How Long to Keep Records

The IRS recommends keeping records related to investment holdings until the statute of limitations expires for the year you sell the asset. In most cases, that means at least three years after the filing date for the return on which you reported the sale. If you received property in a tax-deferred exchange, keep records on both the old and new property until you eventually dispose of the replacement asset and the limitations period for that year’s return expires.12Internal Revenue Service. How Long Should I Keep Records

In practice, retaining brokerage statements and cost basis records for the entire time you hold an investment plus three years after selling is the safest approach. Reconstructing cost basis years later — especially for positions built up through reinvested dividends — is painful and sometimes impossible.

Foreign Holdings Reporting

If you hold financial accounts outside the United States, two separate reporting obligations may apply. The first is the FBAR (FinCEN Form 114), required when the combined value of all your foreign financial accounts exceeds $10,000 at any point during the year.13FinCEN.gov. Report Foreign Bank and Financial Accounts The FBAR is filed electronically with the Treasury Department’s Financial Crimes Enforcement Network, not with your tax return. Civil penalties for non-willful violations can reach $10,000 per account, and willful violations carry far steeper consequences.

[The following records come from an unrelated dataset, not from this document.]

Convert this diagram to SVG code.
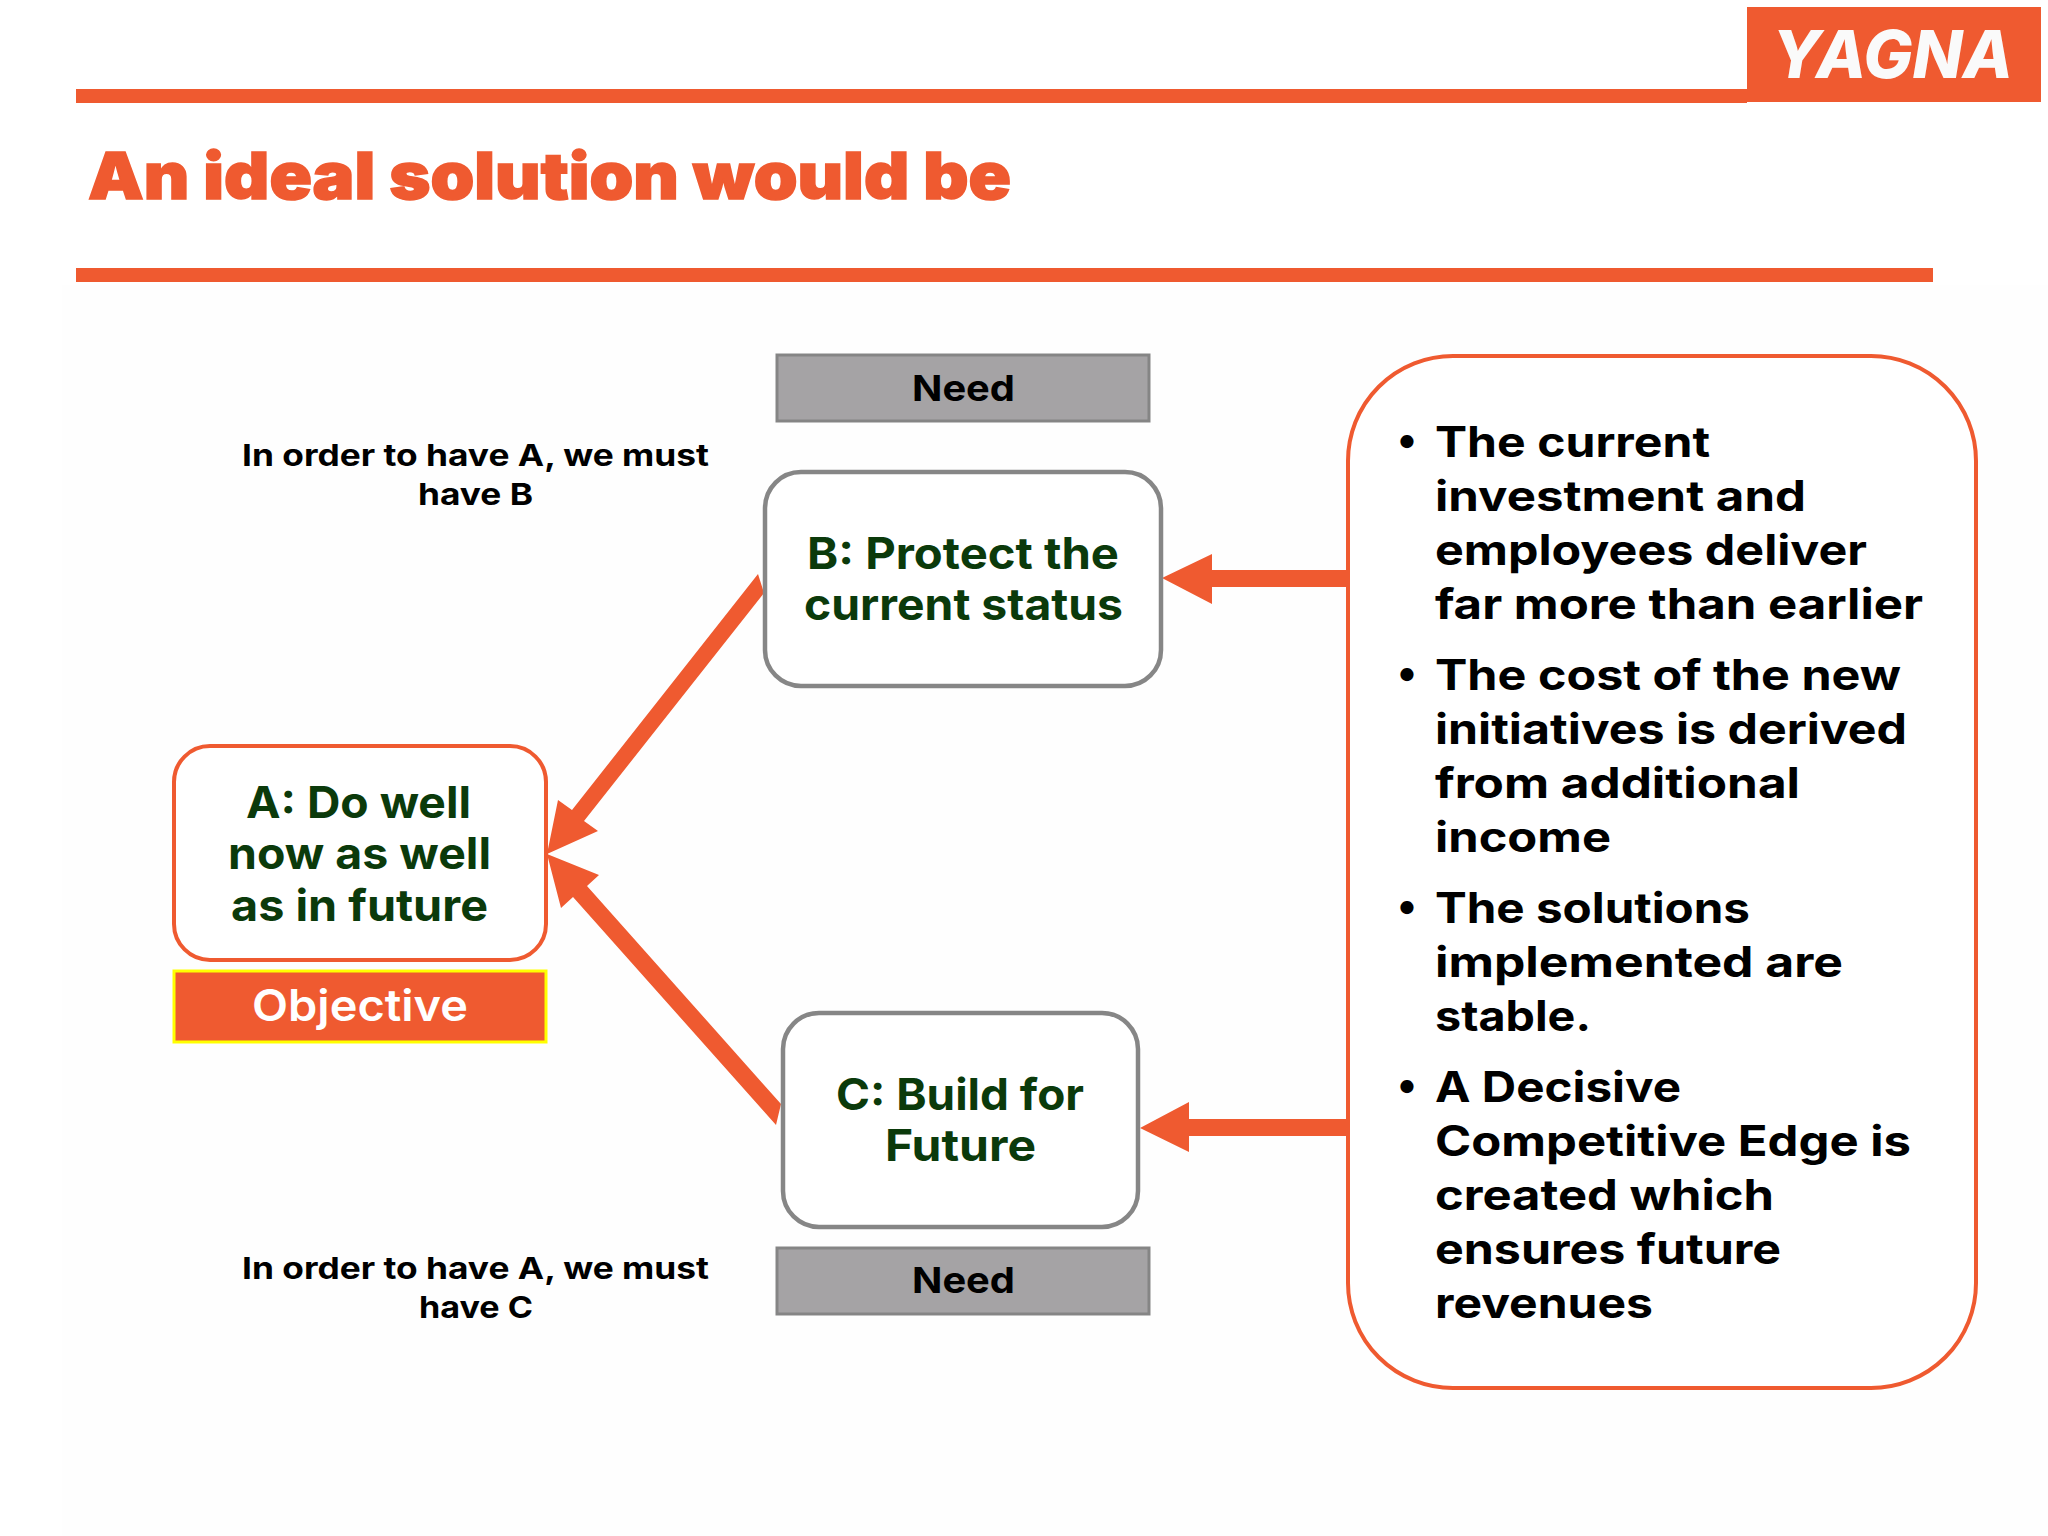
<svg xmlns="http://www.w3.org/2000/svg" width="2048" height="1536" viewBox="0 0 2048 1536">
<style>
text{font-family:Inter,"Liberation Sans",sans-serif;font-weight:700;}
.bar{fill:#ef5a30;}
.node{font-size:44px;fill:#0b3a0b;}
.list{font-size:42px;fill:#000;}
.note{font-size:30px;fill:#000;}
.need{font-size:36px;fill:#000;}
.needbox{fill:#a5a3a5;stroke:#858585;stroke-width:3;}
.grey{fill:#fff;stroke:#868686;stroke-width:4.5;}
.conn{fill:#ef5a30;}
</style>
<rect width="2048" height="1536" fill="#fff"/>
<rect x="62" y="285" width="1986" height="1251" fill="#fefefe"/>
<g id="header">
<rect class="bar" x="76" y="89" width="1671" height="14"/>
<rect class="bar" x="76" y="268" width="1857" height="14"/>
<text x="88" y="199" font-size="65" style="font-weight:900" fill="#ef5a30" stroke="#ef5a30" stroke-width="1.5" textLength="923" lengthAdjust="spacingAndGlyphs">An ideal solution would be</text>
</g>
<g id="logo">
<rect class="bar" x="1747" y="7" width="294" height="95"/>
<text x="1772" y="78" font-size="66" font-style="italic" style="font-weight:800" fill="#fafafa" textLength="241" lengthAdjust="spacingAndGlyphs">YAGNA</text>
</g>
<g id="connectors">
<path class="conn" d="M1347 570H1212V554L1162 578L1212 604V587H1347Z"/>
<path class="conn" d="M1347 1119H1189V1102L1140 1128L1189 1152V1136H1347Z"/>
<path class="conn" d="M758 574L764 593L584 821L598 831L547 854L558 800L572 810Z"/>
<path class="conn" d="M781 1104L776 1125L573 897L561 908L547 854L599 875L587 886Z"/>
</g>
<g id="node-a">
<rect x="174" y="746" width="372" height="214" rx="36" fill="#fff" stroke="#ef5a30" stroke-width="4"/>
<text class="node" x="246" y="818" textLength="225" lengthAdjust="spacingAndGlyphs">A: Do well</text>
<text class="node" x="228" y="869" textLength="263" lengthAdjust="spacingAndGlyphs">now as well</text>
<text class="node" x="231" y="921" textLength="257" lengthAdjust="spacingAndGlyphs">as in future</text>
</g>
<g id="objective">
<rect x="174" y="971" width="372" height="71" fill="#ef5a30" stroke="#ffff00" stroke-width="3"/>
<text x="252" y="1021" font-size="44" fill="#fff" style="font-weight:600" textLength="216" lengthAdjust="spacingAndGlyphs">Objective</text>
</g>
<g id="need-b">
<rect class="needbox" x="777" y="355" width="372" height="66"/>
<text class="need" x="912" y="401" textLength="103" lengthAdjust="spacingAndGlyphs">Need</text>
</g>
<g id="node-b">
<rect class="grey" x="765" y="472" width="396" height="214" rx="36"/>
<text class="node" x="807" y="569" textLength="312" lengthAdjust="spacingAndGlyphs">B: Protect the</text>
<text class="node" x="804" y="620" textLength="319" lengthAdjust="spacingAndGlyphs">current status</text>
</g>
<g id="node-c">
<rect class="grey" x="783" y="1013" width="355" height="214" rx="36"/>
<text class="node" x="836" y="1110" textLength="248" lengthAdjust="spacingAndGlyphs">C: Build for</text>
<text class="node" x="885" y="1161" textLength="151" lengthAdjust="spacingAndGlyphs">Future</text>
</g>
<g id="need-c">
<rect class="needbox" x="777" y="1248" width="372" height="66"/>
<text class="need" x="912" y="1293" textLength="103" lengthAdjust="spacingAndGlyphs">Need</text>
</g>
<g id="note-b">
<text class="note" x="242" y="466" textLength="467" lengthAdjust="spacingAndGlyphs">In order to have A, we must</text>
<text class="note" x="418" y="505" textLength="115" lengthAdjust="spacingAndGlyphs">have B</text>
</g>
<g id="note-c">
<text class="note" x="242" y="1279" textLength="467" lengthAdjust="spacingAndGlyphs">In order to have A, we must</text>
<text class="note" x="419" y="1318" textLength="114" lengthAdjust="spacingAndGlyphs">have C</text>
</g>
<g id="details">
<rect x="1348" y="356" width="628" height="1032" rx="105" fill="#fff" stroke="#ef5a30" stroke-width="4"/>
<text class="list" x="1397" y="454">•</text>
<text class="list" x="1435" y="457" textLength="275" lengthAdjust="spacingAndGlyphs">The current</text>
<text class="list" x="1435" y="511" textLength="371" lengthAdjust="spacingAndGlyphs">investment and</text>
<text class="list" x="1435" y="565" textLength="432" lengthAdjust="spacingAndGlyphs">employees deliver</text>
<text class="list" x="1435" y="619" textLength="488" lengthAdjust="spacingAndGlyphs">far more than earlier</text>
<text class="list" x="1397" y="687">•</text>
<text class="list" x="1435" y="690" textLength="466" lengthAdjust="spacingAndGlyphs">The cost of the new</text>
<text class="list" x="1435" y="744" textLength="472" lengthAdjust="spacingAndGlyphs">initiatives is derived</text>
<text class="list" x="1435" y="798" textLength="365" lengthAdjust="spacingAndGlyphs">from additional</text>
<text class="list" x="1435" y="852" textLength="176" lengthAdjust="spacingAndGlyphs">income</text>
<text class="list" x="1397" y="920">•</text>
<text class="list" x="1435" y="923" textLength="315" lengthAdjust="spacingAndGlyphs">The solutions</text>
<text class="list" x="1435" y="977" textLength="408" lengthAdjust="spacingAndGlyphs">implemented are</text>
<text class="list" x="1435" y="1031" textLength="156" lengthAdjust="spacingAndGlyphs">stable.</text>
<text class="list" x="1397" y="1099">•</text>
<text class="list" x="1435" y="1102" textLength="246" lengthAdjust="spacingAndGlyphs">A Decisive</text>
<text class="list" x="1435" y="1156" textLength="476" lengthAdjust="spacingAndGlyphs">Competitive Edge is</text>
<text class="list" x="1435" y="1210" textLength="339" lengthAdjust="spacingAndGlyphs">created which</text>
<text class="list" x="1435" y="1264" textLength="346" lengthAdjust="spacingAndGlyphs">ensures future</text>
<text class="list" x="1435" y="1318" textLength="218" lengthAdjust="spacingAndGlyphs">revenues</text>
</g>
</svg>
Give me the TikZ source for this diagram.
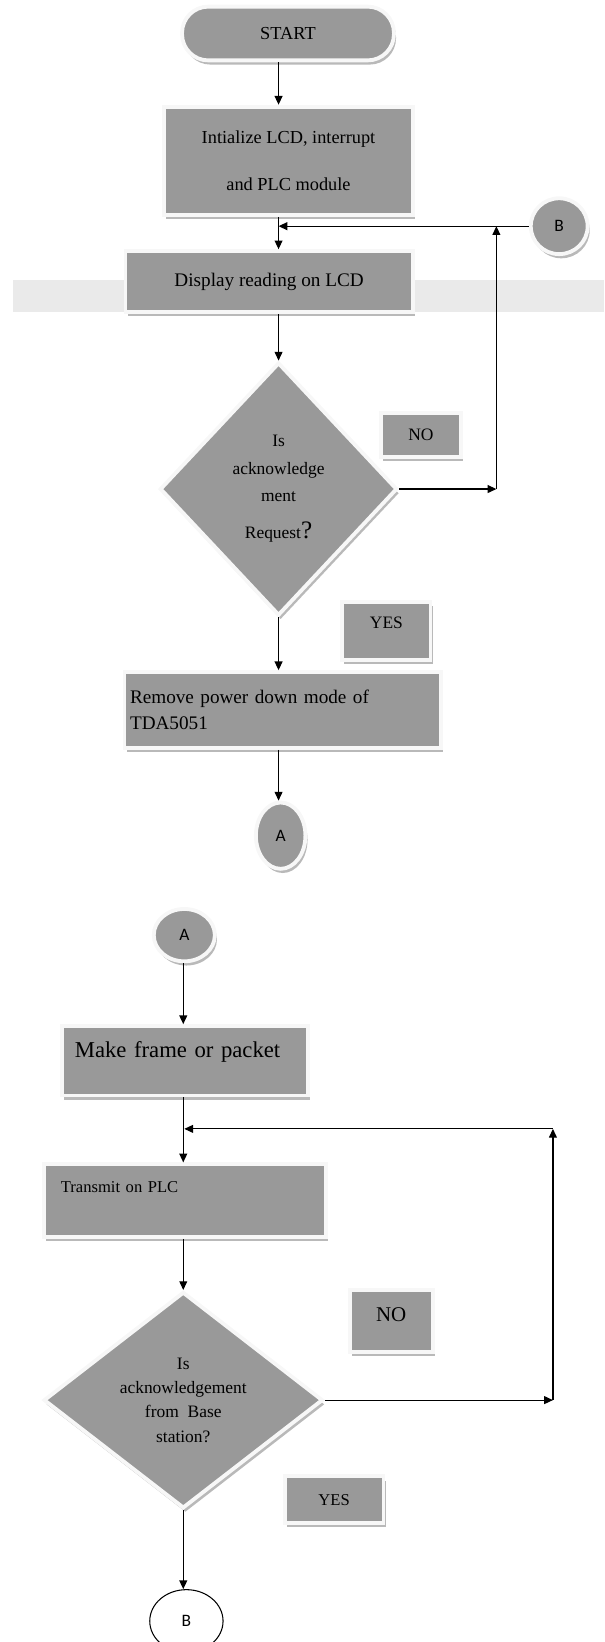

The second is IRS Form 8938, required under FATCA when your foreign financial assets exceed certain thresholds that depend on your filing status and where you live. For taxpayers living in the United States, the trigger is $50,000 at year-end or $75,000 at any point during the year for single filers, and $100,000/$150,000 for married couples filing jointly. Americans living abroad get substantially higher thresholds — $200,000/$300,000 for single filers and $400,000/$600,000 for joint filers.14Internal Revenue Service. Do I Need to File Form 8938 – Statement of Specified Foreign Financial Assets These two forms overlap in coverage but are filed separately, and meeting the threshold for one doesn’t exempt you from the other.